Given a sequence of vectors $(a_1, a_2, ...)$ with $(\forall i \in \{ 1, 2, ... \} ) a_i \in \mathbb{R}^n$, is the following equation true, and furthermore is it possible to formally prove that it is true?
$$\sum_{\sigma\in S_{j-1}}{\left[\mathrm{sgn}(\sigma)\prod_{l=1}^{j-1}{\left[ a_l^T a_{\sigma(l))} \right ]} \left( a_j^Ta_j - \sum_{k=1}^{j-1}{\left[ \frac{\left( a_j^T a_k \right ) \left(a_{\sigma(k)}^T a_j \right )}{a_k^T a_{\sigma(k)} } \right ]} \right ) \right ]} = \sum_{\sigma\in S_{j}}{\left[\mathrm{sgn}(\sigma)\prod_{l=1}^{j}{\left[ a_l^T a_{\sigma(l))} \right ]} \right ]}$$
For example, with $j=3$:
$$ \begin{aligned} &\sum_{\sigma\in S_{2}}{\left[\mathrm{sgn}(\sigma)\prod_{l=1}^{2}{\left[ a_l^T a_{\sigma(l))} \right ]} \left( a_3^T a_3 - \sum_{k=1}^{2}{\left[ \frac{\left( a_3^T a_k \right ) \left(a_{\sigma(k)}^T a_3 \right )}{a_k^T a_{\sigma(k)} } \right ]} \right ) \right ]} \\\\ &=+(a_1^T a_1)(a_2^T a_2) \left( a_3^T a_3 - \frac{( a_3^T a_1 ) (a_1^T a_3 )}{a_1^T a_1 } - \frac{( a_3^T a_2 ) (a_2^T a_3 )}{a_2^T a_2 } \right ) - (a_1^T a_2)(a_2^T a_1) \left( a_3^T a_3 - \frac{( a_3^T a_1 ) (a_2^T a_3 )}{a_1^T a_2 } - \frac{( a_3^T a_2 ) (a_1^T a_3 )}{a_2^T a_1 } \right ) \\\\ &= + (a_1^T a_1) (a_2^T a_2) (a_3^T a_3) - (a_1^T a_3) (a_2^T a_2) (a_3^T a_1) - (a_1^T a_1) (a_2^T a_3) (a_3^T a_2) - (a_1^T a_2) (a_2^T a_1) (a_3^T a_3) + (a_1^T a_3) (a_2^T a_1) (a_3^T a_2) + (a_1^T a_2) (a_2^T a_3) (a_3^T a_1) \\\\ &=\sum_{\sigma\in S_{3}}{\left[\mathrm{sgn}(\sigma)\prod_{l=1}^{3}{\left[ a_l^T a_{\sigma(l))} \right ]} \right ]} \end{aligned} $$
It seems intuitively plausible to me that this equation is true (indeed, it's clear that there are the correct number of terms on each side of the equation, and the denominators all cancel out), although I'm not sure how to prove it.
EDIT: I'm looking for answers that don't involve matrix determinants.

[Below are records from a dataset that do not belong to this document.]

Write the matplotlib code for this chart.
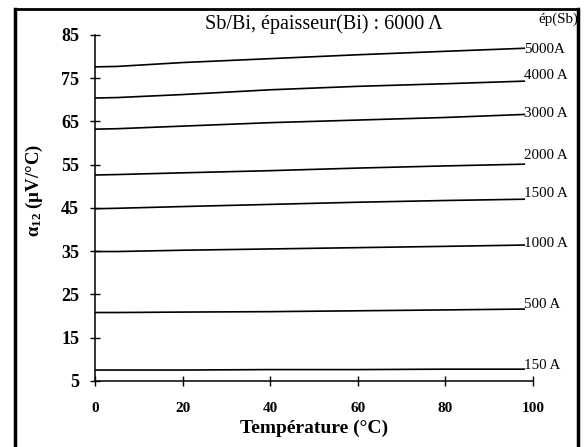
import numpy as np
from matplotlib import pyplot as plt
from matplotlib.lines import Line2D

# temperature (°C) and alpha_12 (µV/°C) for each Sb thickness
T = [0, 5, 20, 40, 60, 80, 98]
a5000 = [77.6, 77.7, 78.6, 79.5, 80.4, 81.2, 81.9]
a4000 = [70.4, 70.5, 71.2, 72.3, 73.1, 73.7, 74.3]
a3000 = [63.2, 63.3, 63.9, 64.7, 65.3, 65.9, 66.6]
a2000 = [52.6, 52.7, 53.1, 53.6, 54.2, 54.7, 55.1]
a1500 = [44.8, 44.9, 45.3, 45.8, 46.3, 46.7, 47.0]
a1000 = [34.9, 34.9, 35.2, 35.5, 35.8, 36.1, 36.4]
a500 = [20.8, 20.8, 20.9, 21.0, 21.2, 21.4, 21.6]
a150 = [7.5, 7.5, 7.5, 7.6, 7.6, 7.7, 7.7]

series = [a5000, a4000, a3000, a2000, a1500, a1000, a500, a150]
labels = ['5000A', '4000 A', '3000 A', '2000 A', '1500 A', '1000 A', '500 A', '150 A']
label_dy = [-1, 4, 1, 6, 4, 1, 3, 3]   # points, label nudge vs line end

plt.rcParams['font.family'] = 'Liberation Serif'
plt.rcParams['mathtext.fontset'] = 'custom'
plt.rcParams['mathtext.rm'] = 'Liberation Serif:bold'
plt.rcParams['mathtext.it'] = 'Liberation Serif:bold'
plt.rcParams['mathtext.bf'] = 'Liberation Serif:bold'

fig = plt.figure(figsize=(5.87, 4.47), dpi=100)
ax = fig.add_axes([0.162, 0.148, 0.746, 0.774])

for vals, lab, dy in zip(series, labels, label_dy):
    ax.plot(T, vals, color='black', lw=1.2)
    ax.annotate(lab, xy=(T[-1], vals[-1]), xytext=(0, dy),
                textcoords='offset points', va='center', ha='left',
                fontsize=10.8, annotation_clip=False)

ax.set_xlim(0, 100)
ax.set_ylim(5, 85)
ax.set_xticks(range(0, 101, 20))
ax.set_yticks(range(5, 86, 10))
ax.tick_params(direction='inout', length=7, width=1, pad=6)
ax.tick_params(axis='x', labelsize=11, pad=12)
ax.tick_params(axis='y', labelsize=13, pad=8)
for t in ax.get_xticklabels() + ax.get_yticklabels():
    t.set_fontweight('bold')
for s in ['top', 'right']:
    ax.spines[s].set_visible(False)
ax.spines['left'].set_linewidth(1.1)
ax.spines['bottom'].set_linewidth(1.1)

ax.set_xlabel('Température (°C)', fontsize=14, fontweight='bold', labelpad=3)
ax.set_ylabel(r'$\alpha_{12}$ (µV/°C)', fontsize=13.5, fontweight='bold')
ax.yaxis.set_label_coords(-0.115, 0.55)

fig.text(0.551, 0.947, 'Sb/Bi, épaisseur(Bi) : 6000 Λ', fontsize=14.5,
         ha='center', va='center')
fig.text(0.951, 0.958, 'ép(Sb)', fontsize=10.8, ha='center', va='center')

# scanned frame
fig.add_artist(Line2D([0.026, 0.026], [0.0, 0.98], color='black', lw=2.5))
fig.add_artist(Line2D([0.984, 0.984], [0.0, 0.98], color='black', lw=2.5))
fig.add_artist(Line2D([0.026, 0.984], [0.98, 0.98], color='black', lw=2))

plt.savefig('out.png', dpi=100)
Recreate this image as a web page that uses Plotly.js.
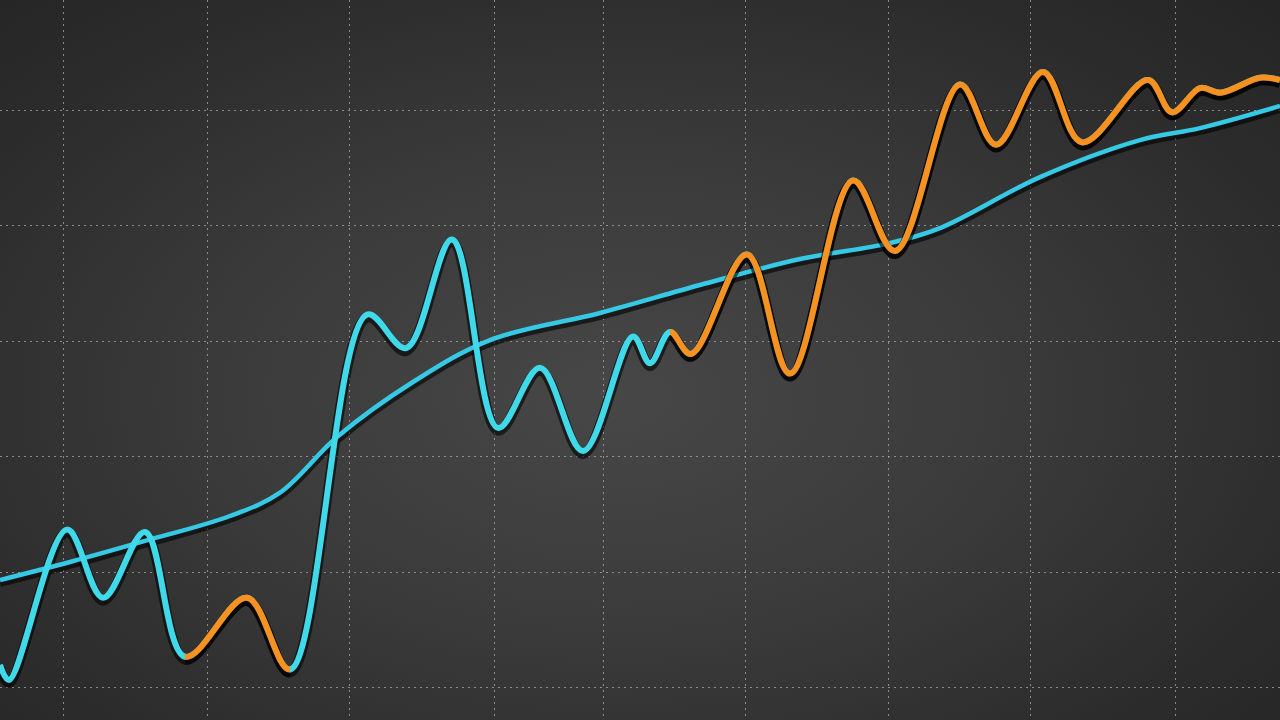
<!DOCTYPE html>
<html>
<head>
<meta charset="utf-8">
<script src="https://cdn.plot.ly/plotly-3.0.1.min.js"></script>
<style>
  html, body { margin: 0; padding: 0; width: 1280px; height: 720px; overflow: hidden; }
  body { background: radial-gradient(ellipse 75% 80% at 48% 55%, #474747 0%, #3b3b3b 40%, #2c2c2c 75%, #242424 100%); }
  #chart { width: 1280px; height: 720px; }
</style>
</head>
<body>
<div id="chart"></div>
<script>
// Oscillating series (one continuous curve)
const wave_x = [0, 0.9, 6.7, 10.3, 14.5, 18.5, 24.7, 29.0, 36.7, 40.6, 45.2, 49.8, 54.0, 58.3, 63.3, 65.0, 67.0, 69.1, 74.7, 79.0, 85.3, 89.5, 96.0, 99.6, 104.3, 108.2, 114.8, 117.2, 120.0, 122.1, 126.0, 128.0];
const wave_y = [1.20, 1.07, 2.37, 1.78, 2.35, 1.27, 1.78, 1.16, 4.23, 3.94, 4.88, 3.25, 3.77, 3.05, 4.04, 3.81, 4.08, 3.89, 4.75, 3.72, 5.39, 4.78, 6.22, 5.70, 6.33, 5.72, 6.26, 5.98, 6.19, 6.15, 6.28, 6.26];

// x-intervals where the oscillating series is drawn orange
const orange_from = [18.5, 67.0];
const orange_to   = [29.0, 128.0];

// Smooth trend series
const trend_x = [0, 7, 14.5, 23, 28, 33.7, 41.3, 49, 60, 70, 80, 89, 94, 104, 114, 120, 128];
const trend_y = [1.934, 2.090, 2.272, 2.488, 2.690, 3.171, 3.647, 4.010, 4.244, 4.486, 4.711, 4.849, 4.979, 5.420, 5.740, 5.844, 6.035];

// Grid positions
const gridX = [6.3, 20.7, 34.9, 49.4, 60.3, 74.5, 88.8, 103.0, 117.5];
const gridY = [1, 2, 3, 4, 5, 6];

const X_RANGE = [0, 128];
const Y_RANGE = [0.723, 6.952];

const CYAN = '#3fd9ea';
const CYAN_TREND = '#36c9e6';
const ORANGE = '#f7911f';
const shadowShift = 0.025;

function shadow(xs, ys, w, ax) {
  return {
    x: xs, y: ys.map(v => v - shadowShift), mode: 'lines', type: 'scatter',
    xaxis: ax[0], yaxis: ax[1],
    line: { color: 'rgba(0,0,0,0.6)', width: w, shape: 'spline', smoothing: 1 },
    hoverinfo: 'skip', showlegend: false
  };
}
function line(xs, ys, c, w, ax) {
  return {
    x: xs, y: ys, mode: 'lines', type: 'scatter',
    xaxis: ax[0], yaxis: ax[1],
    line: { color: c, width: w, shape: 'spline', smoothing: 1 },
    hoverinfo: 'skip', showlegend: false
  };
}

const main = ['x', 'y'];
const traces = [
  shadow(wave_x, wave_y, 10, main),
  shadow(trend_x, trend_y, 8, main),
  line(trend_x, trend_y, CYAN_TREND, 4.5, main),
  line(wave_x, wave_y, CYAN, 6, main)
];

const hiddenAxis = { showticklabels: false, ticks: '', zeroline: false, showline: false, showgrid: false, fixedrange: true };

const layout = {
  width: 1280, height: 720,
  margin: { l: 0, r: 0, t: 0, b: 0, pad: 0 },
  paper_bgcolor: 'rgba(0,0,0,0)',
  plot_bgcolor: 'rgba(0,0,0,0)',
  showlegend: false,
  xaxis: {
    range: X_RANGE, domain: [0, 1], showticklabels: false, ticks: '', zeroline: false, showline: false,
    tickmode: 'array', tickvals: gridX, showgrid: true,
    gridcolor: 'rgba(170,170,170,0.75)', gridwidth: 1, griddash: '2px,4px', fixedrange: true
  },
  yaxis: {
    range: Y_RANGE, domain: [0, 1], showticklabels: false, ticks: '', zeroline: false, showline: false,
    tickmode: 'array', tickvals: gridY, showgrid: true,
    gridcolor: 'rgba(170,170,170,0.75)', gridwidth: 1, griddash: '2px,4px', fixedrange: true
  }
};

// Orange parts: same curve, clipped to sub-plots covering only the orange x-intervals
orange_from.forEach((x0, i) => {
  const x1 = orange_to[i];
  const n = i + 2;
  const xa = 'x' + n, ya = 'y' + n;
  layout['xaxis' + n] = Object.assign({}, hiddenAxis, {
    range: [x0, x1],
    domain: [(x0 - X_RANGE[0]) / (X_RANGE[1] - X_RANGE[0]), (x1 - X_RANGE[0]) / (X_RANGE[1] - X_RANGE[0])],
    anchor: ya
  });
  layout['yaxis' + n] = Object.assign({}, hiddenAxis, { range: Y_RANGE, domain: [0, 1], anchor: xa });
  traces.push(shadow(wave_x, wave_y, 10, [xa, ya]));
  traces.push(line(wave_x, wave_y, ORANGE, 6, [xa, ya]));
});

Plotly.newPlot('chart', traces, layout, { staticPlot: true, displayModeBar: false });
</script>
</body>
</html>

For an explanation of this, and the general motivation for this question, see the comments below on this question.
EDIT 2: Note to self: a useful approach might be to start with the RHS and write the sum $\sum_{\sigma\in S_j}$ as two sums $\sum_{\sigma\in S_j: \sigma(j) = j}$ and $\sum_{\sigma\in S_j: \sigma(j) \ne j}$, factorise terms including $a_j$ outside of the product of inner products, write $\sum_{\sigma\in S_j: \sigma(j) \ne j}$ as $\sum_{k=1}^{j-1}\sum_{\sigma\in S_j: \sigma(j) = k}$, simplify and then rewrite in terms of $S_{j-1}$, accounting for the change in sign of the permutations which don't fix $j$.
Or, slightly simpler, write $\sum_{\sigma\in S_j}$ as $\sum_{k=1}^{j}\sum_{\sigma\in S_j: \sigma(j) = k}$ - later the $\sum_{k=1}^{j}$ can be split up and an $a_j^T a_j$ term will hopefully cancel in the numerator and denominator.
The RHS is the determinant of the Gram matrix $\det(a_i^T a_j)$. The LHS should be obtained from the RHS via a cofactor expansion along either the last row or the last column, although this is somewhat disguised by how you've written it.